Now, I’m getting angry. Really angry. “For continued protection.” Like you have much of that to begin with. Like that fuse is going to stop this unit from lighting up like a cheap candle due to profound cost-downitis. Excuse me while I squish something.

Ow. I squished the cheap housing, bent it all to hell, and got a paper cut. A paper cut. From metal. Ever get one of those? Not pleasant.

Speaking of the housing, three of the four screws that hold the cover on were stripped out. Not the screw threads, the tapped holes in the housing. Remember, the housing is only grounded by a standoff hole on the PCB. That screw strips, the board lifts away from the standoff, and suddenly the case is NO LONGER GROUNDED.

Oh, look – a halfhearted stab at a line filter: two Y capacitors. That’s all. And four general-purpose diodes instead of a dedicated heatsinkable “might actually be able to handle the power” bridge rectifier. That fuse is good, of course. The unit died to protect it. Facepalm.
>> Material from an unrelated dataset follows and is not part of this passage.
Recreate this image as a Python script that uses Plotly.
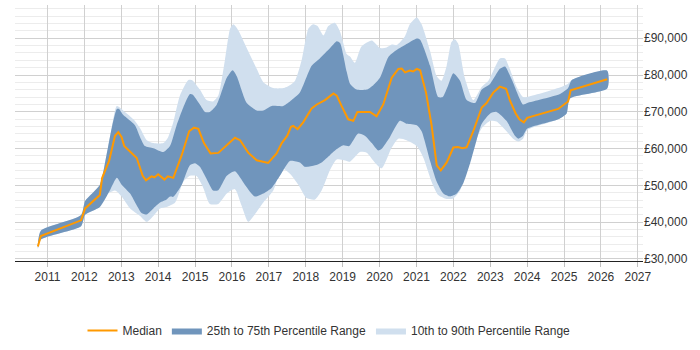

These are the secondary side parts. From left to right, we have 12V, 5V, and 3.3V. Not one of these measured bad.

In fact, I cannot find the problem with this unit. Something failed, but not definitively enough to test bad. Everything I put my meter on tested good. My money’s on that burned diode, not that I’m wasting another second of my time on this unit to replace it.

The primary side. All parts good. Let’s score this embarrassment to power supply engineering now, shall we?